ROCKLAND: 2015 Was a Banner Year for Rockland’s Housing Market

Russ Woolley | November 2015

Russ Woolley
Russ Woolley

There is this really talented and cool guy with the patience of a saint. His name is John Jordan. He is affable, smart and really talented when it comes to his job as being editor of Real Estate In Depth…He is a great conversationalist, as one can imagine a “newspaperman” would be. There is only one problem with John Jordan—I try to avoid him like the plague. You see, as part of his job he needs to find content for “our HGAR paper” so of course he calls upon the people in the four-county area to write articles. While this is an honor, it also causes some angst come deadline time—or just “post deadline time.” I was once told by Leslie Dachs, my 10th grade English teacher at Clarkstown North, that I write as though I am having a conversation with the reader—so let’s sit down over a cup of coffee and talk about the Rockland real estate market—where it is and where it is going, from this guy’s point of view as Broker-Owner, and as an active working real estate agent.

2015 was a banner year for many in the Rockland County real estate market.

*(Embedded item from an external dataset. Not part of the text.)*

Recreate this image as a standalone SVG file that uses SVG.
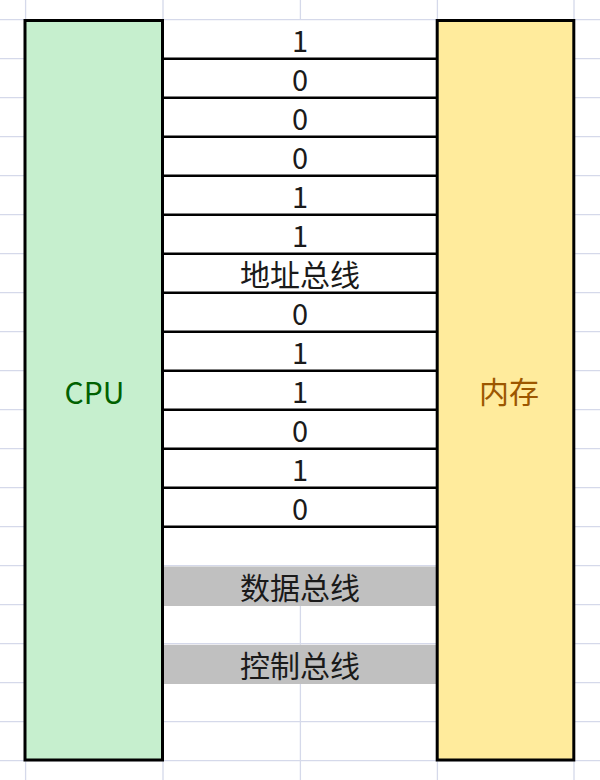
<svg xmlns="http://www.w3.org/2000/svg" width="600" height="780" viewBox="0 0 600 780">
<style>
.grid{stroke:#D5D9EA;stroke-width:1.3;fill:none}
.box{stroke:#000;stroke-width:3}
.bus{stroke:#000;stroke-width:2.5}
.t{font-family:"Noto Sans CJK SC","Noto Sans",sans-serif;font-size:30px;text-anchor:middle;fill:#1a1a1a}
.d{font-size:29px}
.band{fill:#C0C0C0}
</style>
<rect x="0" y="0" width="600" height="780" fill="#fff"/>
<g id="grid" class="grid">
<path d="M0 19.7H600M0 58.7H600M0 97.7H600M0 136.7H600M0 175.7H600M0 214.7H600M0 253.7H600M0 292.7H600M0 331.7H600M0 370.7H600M0 409.7H600M0 448.7H600M0 487.7H600M0 526.7H600M0 565.7H600M0 604.7H600M0 643.7H600M0 682.7H600M0 721.7H600M0 760.7H600"/>
<path d="M25.6 0V780M163 0V780M437.4 0V780M574 0V780"/>
<path d="M300.4 0V19.7M300.4 605.7V644.7M300.4 683.7V780"/>
</g>
<g id="data-bus">
<rect class="band" x="164" y="566.5" width="272" height="39.5"/>
<text class="t" x="300" y="599">数据总线</text>
</g>
<g id="control-bus">
<rect class="band" x="164" y="644.8" width="272" height="39.2"/>
<text class="t" x="300" y="677">控制总线</text>
</g>
<g id="connectors">
<path class="bus" d="M163 58.7H437M163 97.7H437M163 136.7H437M163 175.7H437M163 214.7H437M163 253.7H437M163 292.7H437M163 331.7H437M163 370.7H437M163 409.7H437M163 448.7H437M163 487.7H437M163 526.7H437"/>
</g>
<g id="address-bus">
<text class="t d" x="300" y="52">1</text>
<text class="t d" x="300" y="91">0</text>
<text class="t d" x="300" y="130">0</text>
<text class="t d" x="300" y="169">0</text>
<text class="t d" x="300" y="208">1</text>
<text class="t d" x="300" y="247">1</text>
<text class="t" x="300" y="286">地址总线</text>
<text class="t d" x="300" y="325">0</text>
<text class="t d" x="300" y="364">1</text>
<text class="t d" x="300" y="403">1</text>
<text class="t d" x="300" y="442">0</text>
<text class="t d" x="300" y="481">1</text>
<text class="t d" x="300" y="520">0</text>
</g>
<g id="cpu">
<rect class="box" x="25" y="20.5" width="137.5" height="739.5" fill="#C6EFCE"/>
<text class="t" x="94.5" y="404" style="fill:#006100">CPU</text>
</g>
<g id="memory">
<rect class="box" x="437.2" y="20.5" width="136.6" height="739.5" fill="#FFEB9C"/>
<text class="t" x="509" y="403" style="fill:#9C5700">内存</text>
</g>
</svg>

Sales were up, inventory was down, the mean prices in most sectors rose and many of our post 2008 wounds and scars were healing. There are some interesting buyer observations I have which are really important to keep in mind when pricing properties.

Median Sale PriceRockland Single Family Houses2009-2015
Median Sale Price
Rockland Single Family Houses
2009-2015

Buyers do NOT want to do any work on homes. They want the homes “done.” They will pay top dollar for quality vs. quantity. If a home was renovated in 2010, that is not a current renovation, no matter what the homeowner thinks. Garish granite might as well not have installed at all. A home with eight-foot ceilings on the first floor can never compete with new construction where ceilings are higher. Cheap oak floors will always be cheap oak floors—buyers want upgrades and will pay for them. Buyers are not interested in buying homes and then renovating them later on—the stress is just too much, and frankly home equity loans to tap the home’s equity for the funding of projects are practically impossible to get. Even older, impressively designed and architecturally significant homes are not as attractive to buyers unless they have at least new bathrooms and a new kitchen.

Rockland 3rd Quarters 2012 - 2015
Rockland 3rd Quarters 2012 – 2015

Now, as for the home search and purchase process, it is important to remember that the post shell-shock environment for owners of real estate also created a new approach for post bubble buyers of real estate. Post bubble buyers are very different than their predecessors, and for good reason. In 2005 buyers were in the unenviable position of having to act much too quickly if they wanted “that property.” They didn’t pay too much at the time, but there are many upside down owners who will tell us they did. I (a very experienced Realtor) bought a home upstate in 2005 and paid about $200,000 more than it was worth at the bottom of the market. But, you know what? I really wanted that house in 2005, so I needed to do what the rest of the market was doing, in order to get it.

Today, the buyers have been properly admonished by their predecessors to proceed with caution. “Take your time.” “Make sure that you have seen everything out there,” etc. So, when dealing with today’s buyers, patience is a virtue. Consultative selling is the way of the present and the future. This builds loyalty. I have seen many formerly top-producing agents become today’s dinosaurs because they have not been able to break away from their previous “Glen Garry-Glen Ross” selling selves. Transparency is key, informative, and as I said, consultative selling is what separates the successful Realtor from the unsuccessful ones.

I’m not going to wind up with a bunch of statistics—we all know what they are as we have the info right at our fingertips. I’m just going to wind up by saying please take to heart the concept of consultative and informative selling and guidance, keep your client’s interests above your own, and keep abreast and embrace and use technological changes in the industry and you should do well.

Russ Woolley is the 2015-2016 Rockland Regional Representative for HGAR, past President of HGMLS, and the President of Wright Bros. Real Estate in Nyack, NY.